# Front Drum Brakes Diagram



## ChromeShopJoe (Jul 25, 2009)

:seeyaoes anyone have a diagram of the front drum brakes, could you post it, or email it to me at [email protected] ( Yes I own a Chrome Shop )


----------



## my62toy (Jul 15, 2009)

ChromeShopJoe said:


> :seeyaoes anyone have a diagram of the front drum brakes, could you post it, or email it to me at [email protected] ( Yes I own a Chrome Shop )

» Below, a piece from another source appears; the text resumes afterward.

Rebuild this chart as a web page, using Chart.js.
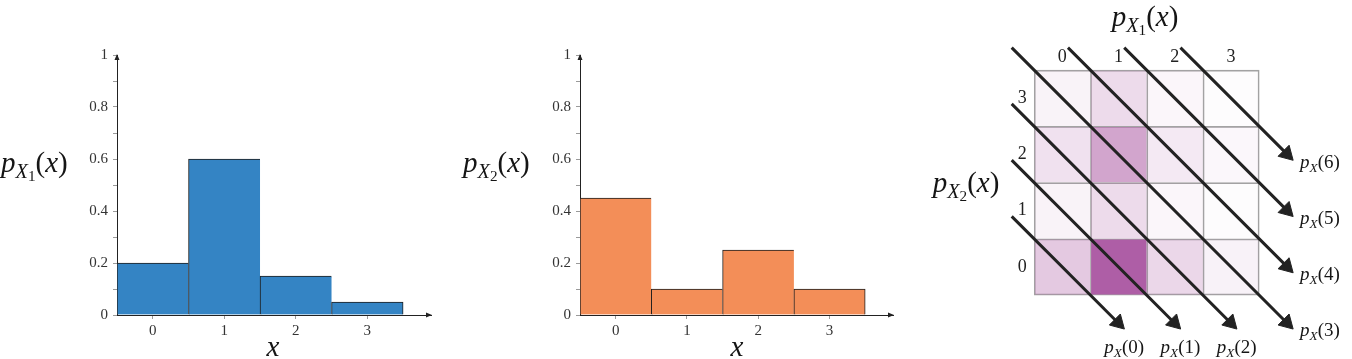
<!DOCTYPE html>
<html>
<head>
<meta charset="utf-8">
<script src="https://cdn.jsdelivr.net/npm/chart.js@4.4.1/dist/chart.umd.min.js"></script>
<style>
html,body{margin:0;padding:0;background:#fff;}
#wrap{position:relative;width:1352px;height:359px;overflow:hidden;background:#fff;}
canvas{position:absolute;top:0;}
.m{position:absolute;font-family:"Liberation Serif","Times New Roman",Times,Tinos,"Noto Serif","DejaVu Serif",serif;color:#151515;white-space:nowrap;line-height:1;}
.m i{font-style:italic;}
.m sub{font-size:0.7em;vertical-align:-0.3em;line-height:0;}
.m sub sub{font-size:0.75em;vertical-align:-0.2em;}
.big{font-size:29px;}
.small{font-size:19px;}
</style>
</head>
<body>
<div id="wrap">
  <canvas id="c1" width="450" height="359" style="left:0px"></canvas>
  <canvas id="c2" width="450" height="359" style="left:450px"></canvas>
  <canvas id="c3" width="452" height="359" style="left:900px"></canvas>

  <div class="m big" style="left:1px;top:148px;"><i>p</i><sub><i>X</i><sub>1</sub></sub>(<i>x</i>)</div>
  <div class="m big" style="left:273px;top:332px;transform:translateX(-50%);"><i>x</i></div>
  <div class="m big" style="left:463px;top:148px;"><i>p</i><sub><i>X</i><sub>2</sub></sub>(<i>x</i>)</div>
  <div class="m big" style="left:737px;top:332px;transform:translateX(-50%);"><i>x</i></div>
  <div class="m big" style="left:1145px;top:2px;transform:translateX(-50%);"><i>p</i><sub><i>X</i><sub>1</sub></sub>(<i>x</i>)</div>
  <div class="m big" style="left:966px;top:168px;transform:translateX(-50%);"><i>p</i><sub><i>X</i><sub>2</sub></sub>(<i>x</i>)</div>
  <div id="sumLabels"></div>
</div>
<script>
// ---------- data ----------
const xCategories = [0, 1, 2, 3];
const xTickLabels = ['0', '1', '2', '3'];
const pX1 = [0.2, 0.6, 0.15, 0.05];
const pX2 = [0.45, 0.1, 0.25, 0.1];
const yTickValues = [0, 0.1, 0.2, 0.3, 0.4, 0.5, 0.6, 0.7, 0.8, 0.9, 1];
const yTickLabels = ['0', '', '0.2', '', '0.4', '', '0.6', '', '0.8', '', '1'];
const heatX1 = [0, 1, 2, 3];
const heatX2 = [0, 1, 2, 3];
// joint probabilities, one row per X2 value (X2 = 0,1,2,3), columns X1 = 0..3
const jointX2is0 = [0.09, 0.27, 0.0675, 0.0225];
const jointX2is1 = [0.02, 0.06, 0.015, 0.005];
const jointX2is2 = [0.05, 0.15, 0.0375, 0.0125];
const jointX2is3 = [0.02, 0.06, 0.015, 0.005];
const jointRows = [jointX2is0, jointX2is1, jointX2is2, jointX2is3];
const sumValues = [0, 1, 2, 3, 4, 5, 6];

// ---------- styling ----------
const FONT = "'Liberation Serif', 'Times New Roman', Times, Tinos, 'Noto Serif', 'DejaVu Serif', serif";
const axisArrows = {
  id: 'axisArrows',
  afterDraw(chart) {
    const {ctx, chartArea: a} = chart;
    ctx.save();
    ctx.fillStyle = '#222';
    ctx.beginPath();
    ctx.moveTo(a.left, a.top - 1);
    ctx.lineTo(a.left - 2.5, a.top + 5);
    ctx.lineTo(a.left + 2.5, a.top + 5);
    ctx.closePath();
    ctx.fill();
    ctx.beginPath();
    ctx.moveTo(a.right + 1, a.bottom);
    ctx.lineTo(a.right - 5, a.bottom - 2.5);
    ctx.lineTo(a.right - 5, a.bottom + 2.5);
    ctx.closePath();
    ctx.fill();
    ctx.restore();
  }
};

function barChart(id, values, color, yAxisWidth, padRight) {
  const last = values.length - 1;
  return new Chart(document.getElementById(id), {
    type: 'bar',
    data: {
      datasets: [{
        data: xCategories.map((x, i) => ({x: x, y: values[i]})),
        backgroundColor: color,
        borderColor: '#1e1e1e',
        borderWidth: c => ({top: 1, left: 1, bottom: 0, right: c.dataIndex === last ? 1 : 0}),
        borderSkipped: false,
        barPercentage: 1,
        categoryPercentage: 1
      }]
    },
    options: {
      responsive: false, animation: false, devicePixelRatio: 1, events: [],
      layout: {padding: {left: 0, right: padRight, top: 55, bottom: 0}},
      plugins: {legend: {display: false}, tooltip: {enabled: false}},
      scales: {
        x: {
          type: 'linear', min: -0.5, max: 3.89, offset: false,
          afterBuildTicks: s => { s.ticks = xCategories.map(v => ({value: v})); },
          afterFit: s => { s.height = 44; },
          grid: {display: true, drawOnChartArea: false, drawTicks: true, tickLength: 4, color: '#9a9a9a', offset: false},
          border: {display: true, color: '#222', width: 1},
          ticks: {callback: (v, i) => xTickLabels[i], font: {family: FONT, size: 15}, color: '#333', padding: 3, maxRotation: 0, autoSkip: false}
        },
        y: {
          type: 'linear', min: 0, max: 1,
          afterBuildTicks: s => { s.ticks = yTickValues.map(v => ({value: v})); },
          afterFit: s => { s.width = yAxisWidth; },
          grid: {display: true, drawOnChartArea: false, drawTicks: true, tickLength: 4, color: '#9a9a9a'},
          border: {display: true, color: '#222', width: 1},
          ticks: {callback: (v, i) => yTickLabels[i], font: {family: FONT, size: 15}, color: '#333', padding: 5, autoSkip: false}
        }
      }
    },
    plugins: [axisArrows]
  });
}

barChart('c1', pX1, '#3484c4', 117, 19);
barChart('c2', pX2, '#f38e58', 130, 7);

// ---------- heatmap with diagonal arrows ----------
const pMax = Math.max(...jointRows.flat());
const headBack = 0.11;
const arrowStart = k => Math.max(-0.9, k - 3.9);
const arrowTip = k => Math.min(4.1, k + 1.1);
const datasets = [];
sumValues.forEach(k => {
  const xs = arrowStart(k);
  const xe = arrowTip(k) - headBack;
  datasets.push({
    type: 'line',
    data: [{x: xs, y: k - xs}, {x: xe, y: k - xe}],
    borderColor: '#222', borderWidth: 3,
    pointRadius: [0, 9], pointStyle: 'triangle', pointRotation: 135,
    pointBackgroundColor: '#222', pointBorderColor: '#222', pointBorderWidth: 1,
    fill: false, tension: 0, clip: false, order: 0
  });
});
heatX2.forEach((j, r) => {
  datasets.push({
    type: 'bar',
    data: heatX1.map(i => ({x: i, y: [j - 0.5, j + 0.5]})),
    backgroundColor: heatX1.map(i => 'rgba(174,94,166,' + (jointRows[r][i] / pMax).toFixed(4) + ')'),
    borderColor: '#a3a3a3',
    borderWidth: c => ({left: 1, top: 1, right: c.dataIndex === heatX1.length - 1 ? 1 : 0, bottom: j === 0 ? 1 : 0}),
    borderSkipped: false, grouped: false,
    barPercentage: 1, categoryPercentage: 1, order: 1
  });
});

const heat = new Chart(document.getElementById('c3'), {
  type: 'bar',
  data: {datasets: datasets},
  options: {
    responsive: false, animation: false, devicePixelRatio: 1, events: [],
    layout: {padding: {left: 111.7, right: 53.4, top: 47.6, bottom: 24.5}},
    plugins: {legend: {display: false}, tooltip: {enabled: false}},
    scales: {
      x: {
        type: 'linear', position: 'top', min: -0.9, max: 4.2, offset: false,
        afterBuildTicks: s => { s.ticks = heatX1.map(v => ({value: v})); },
        afterFit: s => { s.height = 0; },
        grid: {display: false}, border: {display: false},
        ticks: {mirror: true, padding: 0, callback: (v, i) => String(heatX1[i]), font: {family: FONT, size: 18, lineHeight: 1.1}, color: '#222', autoSkip: false, maxRotation: 0}
      },
      y: {
        type: 'linear', min: -1.2, max: 3.9,
        afterBuildTicks: s => { s.ticks = heatX2.map(v => ({value: v})); },
        afterFit: s => { s.width = 0; },
        grid: {display: false}, border: {display: false},
        ticks: {mirror: true, padding: 6, callback: (v, i) => String(heatX2[i]), font: {family: FONT, size: 18}, color: '#222', autoSkip: false}
      }
    }
  }
});

// labels p_X(k) placed at the arrow tips
const holder = document.getElementById('sumLabels');
const sx = heat.scales.x, sy = heat.scales.y;
sumValues.forEach(k => {
  const tx = arrowTip(k);
  const px = 900 + sx.getPixelForValue(tx);
  const py = sy.getPixelForValue(k - tx);
  const d = document.createElement('div');
  d.className = 'm small';
  d.innerHTML = '<i>p</i><sub><i>X</i></sub>(' + k + ')';
  if (k <= 2) {
    d.style.left = px + 'px';
    d.style.top = (348 - 11.4) + 'px';
    d.style.transform = 'translateX(-50%)';
  } else {
    d.style.left = '1300px';
    d.style.top = (py + 3 - 11.4) + 'px';
  }
  holder.appendChild(d);
});
</script>
</body>
</html>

A diagram of what? The brake lines? A parts explosion?


----------



## ChromeShopJoe (Jul 25, 2009)

I took it apart so long ago that i can't remember how to install the hardware kit ( springs & sutch ) anymore.... Need a diagram?


----------



## Eric Animal (Oct 28, 2007)

Si it a GOOD, Reliable Chrome Shop??? Can you restore GTO bumpers and such?? :cheers Eric


----------



## ChromeShopJoe (Jul 25, 2009)

Yes, I charge $390.00 to straight'n, polish, and replate GTO bumpers. My shop # is 419--536--7215 Im in Toldeo, Ohio ---- I have a 3 week turn around.


----------



## Rukee (Feb 8, 2007)

I might have a set of spindles and drums off a `64 that was converted to disks, let me try to find them and take some pictures.


----------



## Rukee (Feb 8, 2007)

My computer is in 'safe mode' so I can`t view pictures to tell if this will show what you need or not, but hope this helps. Note when assembling drum brakes, normally the brake shoes are two diffrent sizes, the short shoe always goes towards the front of the car on both the front and rear axles.


----------



## ChromeShopJoe (Jul 25, 2009)

Thanks for the picture, It Helps.... Here is what I am working with, I can't seem to find a pic that has this hardware, but I think I am getting close.


----------



## Rukee (Feb 8, 2007)

you're just missing a couple springs on the right side. one small round one under that silver adjuster part, it fits around that leg sticking down. the second on the top of the right shoe going to the center post at the top above the wheel cyl. can't tell which side that is on left or right, but the adjuster and longer shoe always face the rear, short shoe faces the front.


----------



## ChromeShopJoe (Jul 25, 2009)

I see the small spring that I missed.... Yes I had the same size pads on the same drum ( I fixed that ) I think my problem all started when YearOne sent me rear drum kits, beacause I had to reuse two parts from the origional drum....Very confusing when I took it apart about 6months ago... Hey Thanks for all your Help.... Joe


----------



## ChromeShopJoe (Jul 25, 2009)

One more question while I have ya on the line.... Do the front coil springs have to be put in a certain way? My cousin a 442 NUT.. Said - Showed me in a book, how the springs have to set in the cradel a certain way...? I have them in there and look fine??? Thanks Again.


----------